#### [Description of the task]
Pictures stay out of your copy, but everything else in the records below must be repeated exactly.

-------------------------

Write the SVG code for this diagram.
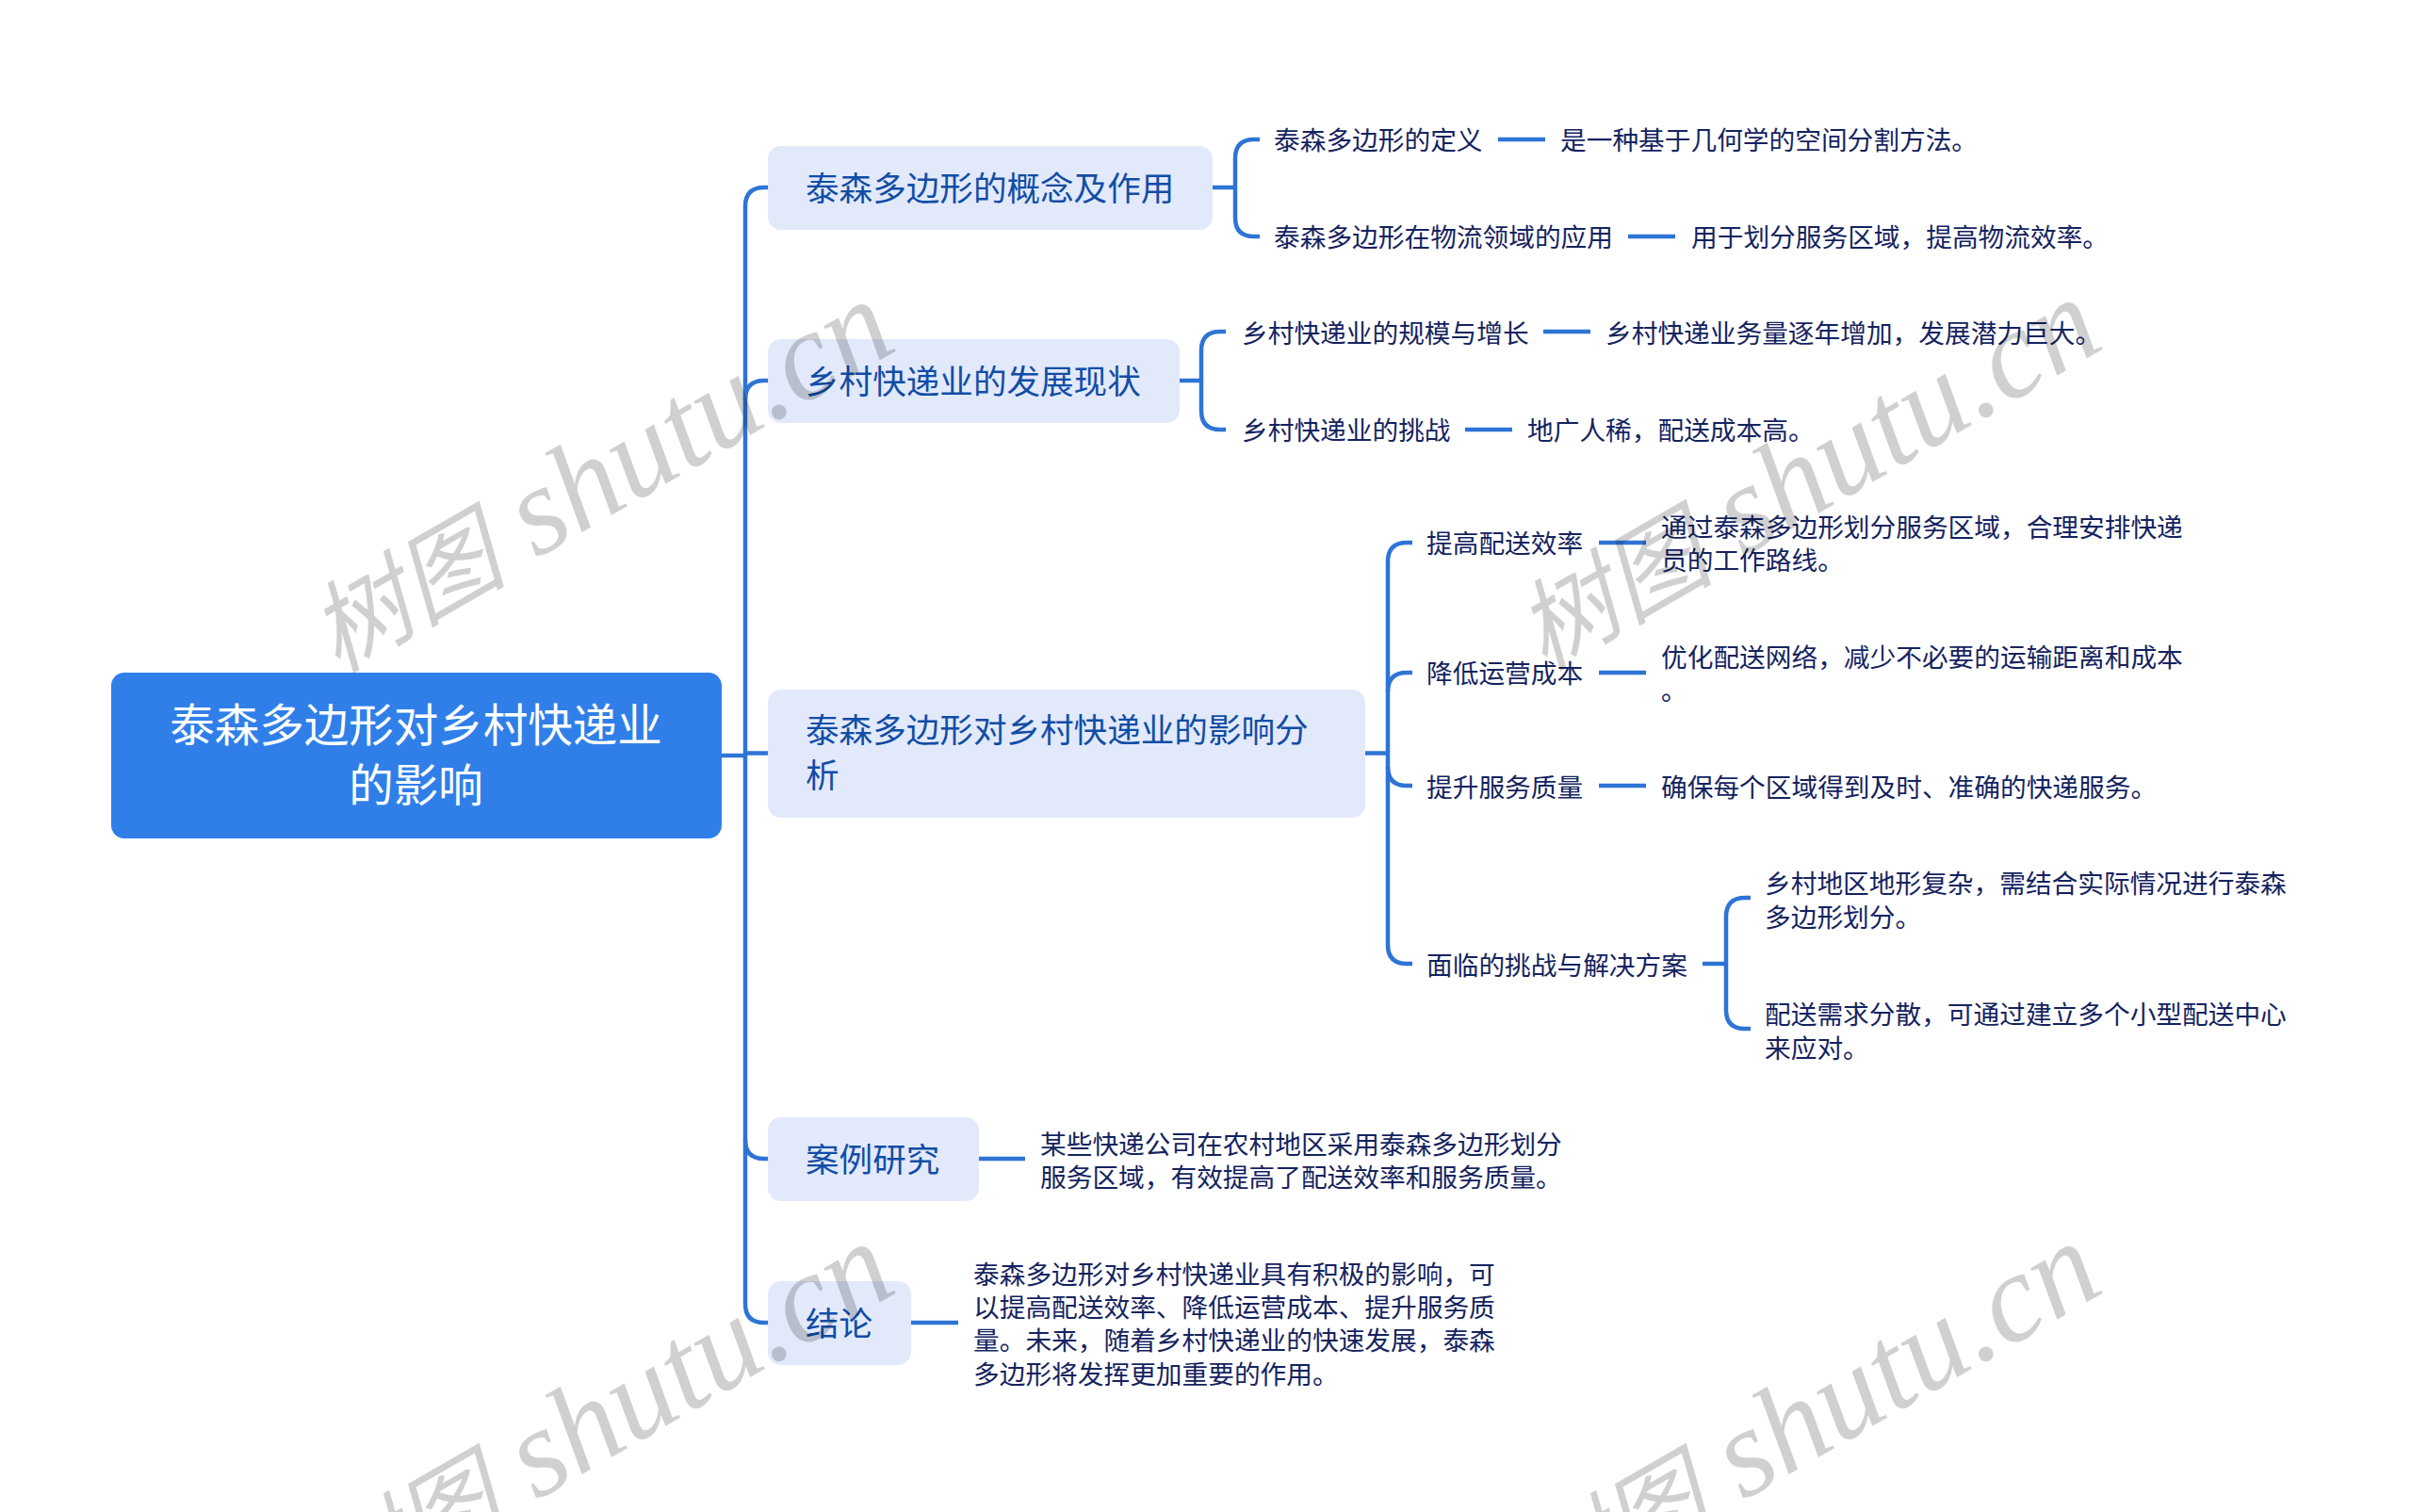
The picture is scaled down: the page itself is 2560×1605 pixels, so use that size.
<svg xmlns="http://www.w3.org/2000/svg" width="2560" height="1605" viewBox="0 0 2560 1605">
<style>
text{font-family:"Noto Sans CJK SC","Noto Sans",sans-serif}
.root{fill:#307fe9}
.l1{fill:#e2e9fb}
.rt{font-size:47.5px;fill:#fff;text-anchor:middle}
.t1{font-size:35.6px;fill:#114da6}
.t2{font-size:27.7px;fill:#14235f}
.c{fill:none;stroke:#2e74d6;stroke-width:4.5;stroke-linecap:butt}
.wm{font-family:"Liberation Serif","Noto Sans CJK SC",serif;font-style:italic;font-size:133px;fill:#000;opacity:.18}
.wc{font-size:105px}
</style>
<rect width="2560" height="1605" fill="#fff"/>
<g id="connectors">
<path class="c" d="M766 802H791"/>
<path class="c" d="M815 199H811Q791 199 791 219V1384Q791 1404 811 1404H815"/>
<path class="c" d="M791 424Q791 404 811 404H815"/>
<path class="c" d="M791 799.5H815"/>
<path class="c" d="M791 1210Q791 1230 811 1230H815"/>
<path class="c" d="M1287 199H1311M1337 148H1331Q1311 148 1311 168V231Q1311 251 1331 251H1337"/>
<path class="c" d="M1590 148H1640M1728 251H1778"/>
<path class="c" d="M1252 404H1275M1301 352H1295Q1275 352 1275 372V436Q1275 456 1295 456H1301"/>
<path class="c" d="M1638 352H1688M1555 456H1605"/>
<path class="c" d="M1449 799.5H1473M1499 576H1493Q1473 576 1473 596V1003Q1473 1023 1493 1023H1499"/>
<path class="c" d="M1473 734Q1473 714 1493 714H1499M1473 814Q1473 834 1493 834H1499"/>
<path class="c" d="M1697 576H1747M1697 714H1747M1697 834H1747"/>
<path class="c" d="M1807 1023H1832M1858 953H1852Q1832 953 1832 973V1072Q1832 1092 1852 1092H1858"/>
<path class="c" d="M1038 1230H1088M967 1404H1017"/>
</g>
<g id="root"><rect class="root" x="118" y="714" width="648" height="176" rx="14"/>
<text class="rt" x="441.5" y="786.5">泰森多边形对乡村快递业</text><text class="rt" x="441.5" y="850.5">的影响</text></g>
<g id="n1"><rect class="l1" x="815" y="155" width="472" height="89" rx="14"/><text class="t1" x="855" y="212.5">泰森多边形的概念及作用</text></g>
<g id="n1a"><text class="t2" x="1352" y="159">泰森多边形的定义</text></g>
<g id="n1a1"><text class="t2" x="1656" y="159">是一种基于几何学的空间分割方法。</text></g>
<g id="n1b"><text class="t2" x="1352" y="261.5">泰森多边形在物流领域的应用</text></g>
<g id="n1b1"><text class="t2" x="1795" y="261.5">用于划分服务区域，提高物流效率。</text></g>
<g id="n2"><rect class="l1" x="815" y="360" width="437" height="89" rx="14"/><text class="t1" x="855" y="417.5">乡村快递业的发展现状</text></g>
<g id="n2a"><text class="t2" x="1318" y="364">乡村快递业的规模与增长</text></g>
<g id="n2a1"><text class="t2" x="1704" y="364">乡村快递业务量逐年增加，发展潜力巨大。</text></g>
<g id="n2b"><text class="t2" x="1318" y="467">乡村快递业的挑战</text></g>
<g id="n2b1"><text class="t2" x="1621" y="467">地广人稀，配送成本高。</text></g>
<g id="n3"><rect class="l1" x="815" y="732" width="634" height="136" rx="14"/><text class="t1" x="855" y="787.5">泰森多边形对乡村快递业的影响分</text><text class="t1" x="855" y="835.5">析</text></g>
<g id="n3a"><text class="t2" x="1514" y="587">提高配送效率</text></g>
<g id="n3a1"><text class="t2" x="1763" y="570">通过泰森多边形划分服务区域，合理安排快递</text><text class="t2" x="1763" y="605">员的工作路线。</text></g>
<g id="n3b"><text class="t2" x="1514" y="725">降低运营成本</text></g>
<g id="n3b1"><text class="t2" x="1763" y="708">优化配送网络，减少不必要的运输距离和成本</text><text class="t2" x="1763" y="743">。</text></g>
<g id="n3c"><text class="t2" x="1514" y="846">提升服务质量</text></g>
<g id="n3c1"><text class="t2" x="1763" y="846">确保每个区域得到及时、准确的快递服务。</text></g>
<g id="n3d"><text class="t2" x="1514" y="1035">面临的挑战与解决方案</text></g>
<g id="n3d1"><text class="t2" x="1873" y="948">乡村地区地形复杂，需结合实际情况进行泰森</text><text class="t2" x="1873" y="984">多边形划分。</text></g>
<g id="n3d2"><text class="t2" x="1873" y="1087">配送需求分散，可通过建立多个小型配送中心</text><text class="t2" x="1873" y="1123">来应对。</text></g>
<g id="n4"><rect class="l1" x="815" y="1186" width="224" height="89" rx="14"/><text class="t1" x="855" y="1243.5">案例研究</text></g>
<g id="n4a"><text class="t2" x="1104" y="1225">某些快递公司在农村地区采用泰森多边形划分</text><text class="t2" x="1104" y="1260">服务区域，有效提高了配送效率和服务质量。</text></g>
<g id="n5"><rect class="l1" x="815" y="1360" width="152" height="89" rx="14"/><text class="t1" x="855" y="1417.5">结论</text></g>
<g id="n5a"><text class="t2" x="1033" y="1362.5">泰森多边形对乡村快递业具有积极的影响，可</text><text class="t2" x="1033" y="1398">以提高配送效率、降低运营成本、提升服务质</text><text class="t2" x="1033" y="1433">量。未来，随着乡村快递业的快速发展，泰森</text><text class="t2" x="1033" y="1469">多边形将发挥更加重要的作用。</text></g>
<g id="watermark">
<text class="wm" transform="translate(358 715) rotate(-30)"><tspan class="wc">树图</tspan> shutu.cn</text>
<text class="wm" transform="translate(1639 713) rotate(-30)"><tspan class="wc">树图</tspan> shutu.cn</text>
<text class="wm" transform="translate(358 1715) rotate(-30)"><tspan class="wc">树图</tspan> shutu.cn</text>
<text class="wm" transform="translate(1639 1715) rotate(-30)"><tspan class="wc">树图</tspan> shutu.cn</text>
</g>
</svg>
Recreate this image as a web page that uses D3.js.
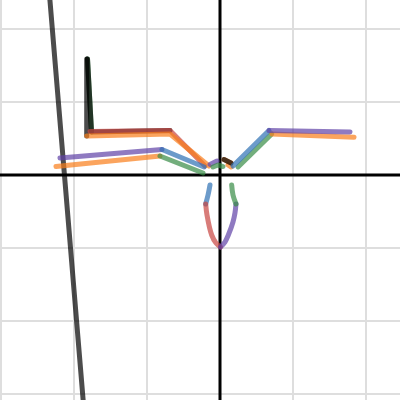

-------------------------

#### [Answer]
Write the SVG code for this diagram.
The picture is scaled down: the page itself is 2560×1605 pixels, so use that size.
<svg xmlns="http://www.w3.org/2000/svg" width="2560" height="1605" viewBox="0 0 2560 1605">
<style>
text{font-family:"Noto Sans CJK SC","Noto Sans",sans-serif}
.root{fill:#307fe9}
.l1{fill:#e2e9fb}
.rt{font-size:47.5px;fill:#fff;text-anchor:middle}
.t1{font-size:35.6px;fill:#114da6}
.t2{font-size:27.7px;fill:#14235f}
.c{fill:none;stroke:#2e74d6;stroke-width:4.5;stroke-linecap:butt}
.wm{font-family:"Liberation Serif","Noto Sans CJK SC",serif;font-style:italic;font-size:133px;fill:#000;opacity:.18}
.wc{font-size:105px}
</style>
<rect width="2560" height="1605" fill="#fff"/>
<g id="connectors">
<path class="c" d="M766 802H791"/>
<path class="c" d="M815 199H811Q791 199 791 219V1384Q791 1404 811 1404H815"/>
<path class="c" d="M791 424Q791 404 811 404H815"/>
<path class="c" d="M791 799.5H815"/>
<path class="c" d="M791 1210Q791 1230 811 1230H815"/>
<path class="c" d="M1287 199H1311M1337 148H1331Q1311 148 1311 168V231Q1311 251 1331 251H1337"/>
<path class="c" d="M1590 148H1640M1728 251H1778"/>
<path class="c" d="M1252 404H1275M1301 352H1295Q1275 352 1275 372V436Q1275 456 1295 456H1301"/>
<path class="c" d="M1638 352H1688M1555 456H1605"/>
<path class="c" d="M1449 799.5H1473M1499 576H1493Q1473 576 1473 596V1003Q1473 1023 1493 1023H1499"/>
<path class="c" d="M1473 734Q1473 714 1493 714H1499M1473 814Q1473 834 1493 834H1499"/>
<path class="c" d="M1697 576H1747M1697 714H1747M1697 834H1747"/>
<path class="c" d="M1807 1023H1832M1858 953H1852Q1832 953 1832 973V1072Q1832 1092 1852 1092H1858"/>
<path class="c" d="M1038 1230H1088M967 1404H1017"/>
</g>
<g id="root"><rect class="root" x="118" y="714" width="648" height="176" rx="14"/>
<text class="rt" x="441.5" y="786.5">泰森多边形对乡村快递业</text><text class="rt" x="441.5" y="850.5">的影响</text></g>
<g id="n1"><rect class="l1" x="815" y="155" width="472" height="89" rx="14"/><text class="t1" x="855" y="212.5">泰森多边形的概念及作用</text></g>
<g id="n1a"><text class="t2" x="1352" y="159">泰森多边形的定义</text></g>
<g id="n1a1"><text class="t2" x="1656" y="159">是一种基于几何学的空间分割方法。</text></g>
<g id="n1b"><text class="t2" x="1352" y="261.5">泰森多边形在物流领域的应用</text></g>
<g id="n1b1"><text class="t2" x="1795" y="261.5">用于划分服务区域，提高物流效率。</text></g>
<g id="n2"><rect class="l1" x="815" y="360" width="437" height="89" rx="14"/><text class="t1" x="855" y="417.5">乡村快递业的发展现状</text></g>
<g id="n2a"><text class="t2" x="1318" y="364">乡村快递业的规模与增长</text></g>
<g id="n2a1"><text class="t2" x="1704" y="364">乡村快递业务量逐年增加，发展潜力巨大。</text></g>
<g id="n2b"><text class="t2" x="1318" y="467">乡村快递业的挑战</text></g>
<g id="n2b1"><text class="t2" x="1621" y="467">地广人稀，配送成本高。</text></g>
<g id="n3"><rect class="l1" x="815" y="732" width="634" height="136" rx="14"/><text class="t1" x="855" y="787.5">泰森多边形对乡村快递业的影响分</text><text class="t1" x="855" y="835.5">析</text></g>
<g id="n3a"><text class="t2" x="1514" y="587">提高配送效率</text></g>
<g id="n3a1"><text class="t2" x="1763" y="570">通过泰森多边形划分服务区域，合理安排快递</text><text class="t2" x="1763" y="605">员的工作路线。</text></g>
<g id="n3b"><text class="t2" x="1514" y="725">降低运营成本</text></g>
<g id="n3b1"><text class="t2" x="1763" y="708">优化配送网络，减少不必要的运输距离和成本</text><text class="t2" x="1763" y="743">。</text></g>
<g id="n3c"><text class="t2" x="1514" y="846">提升服务质量</text></g>
<g id="n3c1"><text class="t2" x="1763" y="846">确保每个区域得到及时、准确的快递服务。</text></g>
<g id="n3d"><text class="t2" x="1514" y="1035">面临的挑战与解决方案</text></g>
<g id="n3d1"><text class="t2" x="1873" y="948">乡村地区地形复杂，需结合实际情况进行泰森</text><text class="t2" x="1873" y="984">多边形划分。</text></g>
<g id="n3d2"><text class="t2" x="1873" y="1087">配送需求分散，可通过建立多个小型配送中心</text><text class="t2" x="1873" y="1123">来应对。</text></g>
<g id="n4"><rect class="l1" x="815" y="1186" width="224" height="89" rx="14"/><text class="t1" x="855" y="1243.5">案例研究</text></g>
<g id="n4a"><text class="t2" x="1104" y="1225">某些快递公司在农村地区采用泰森多边形划分</text><text class="t2" x="1104" y="1260">服务区域，有效提高了配送效率和服务质量。</text></g>
<g id="n5"><rect class="l1" x="815" y="1360" width="152" height="89" rx="14"/><text class="t1" x="855" y="1417.5">结论</text></g>
<g id="n5a"><text class="t2" x="1033" y="1362.5">泰森多边形对乡村快递业具有积极的影响，可</text><text class="t2" x="1033" y="1398">以提高配送效率、降低运营成本、提升服务质</text><text class="t2" x="1033" y="1433">量。未来，随着乡村快递业的快速发展，泰森</text><text class="t2" x="1033" y="1469">多边形将发挥更加重要的作用。</text></g>
<g id="watermark">
<text class="wm" transform="translate(358 715) rotate(-30)"><tspan class="wc">树图</tspan> shutu.cn</text>
<text class="wm" transform="translate(1639 713) rotate(-30)"><tspan class="wc">树图</tspan> shutu.cn</text>
<text class="wm" transform="translate(358 1715) rotate(-30)"><tspan class="wc">树图</tspan> shutu.cn</text>
<text class="wm" transform="translate(1639 1715) rotate(-30)"><tspan class="wc">树图</tspan> shutu.cn</text>
</g>
</svg>
Recreate this image as a web page that uses D3.js.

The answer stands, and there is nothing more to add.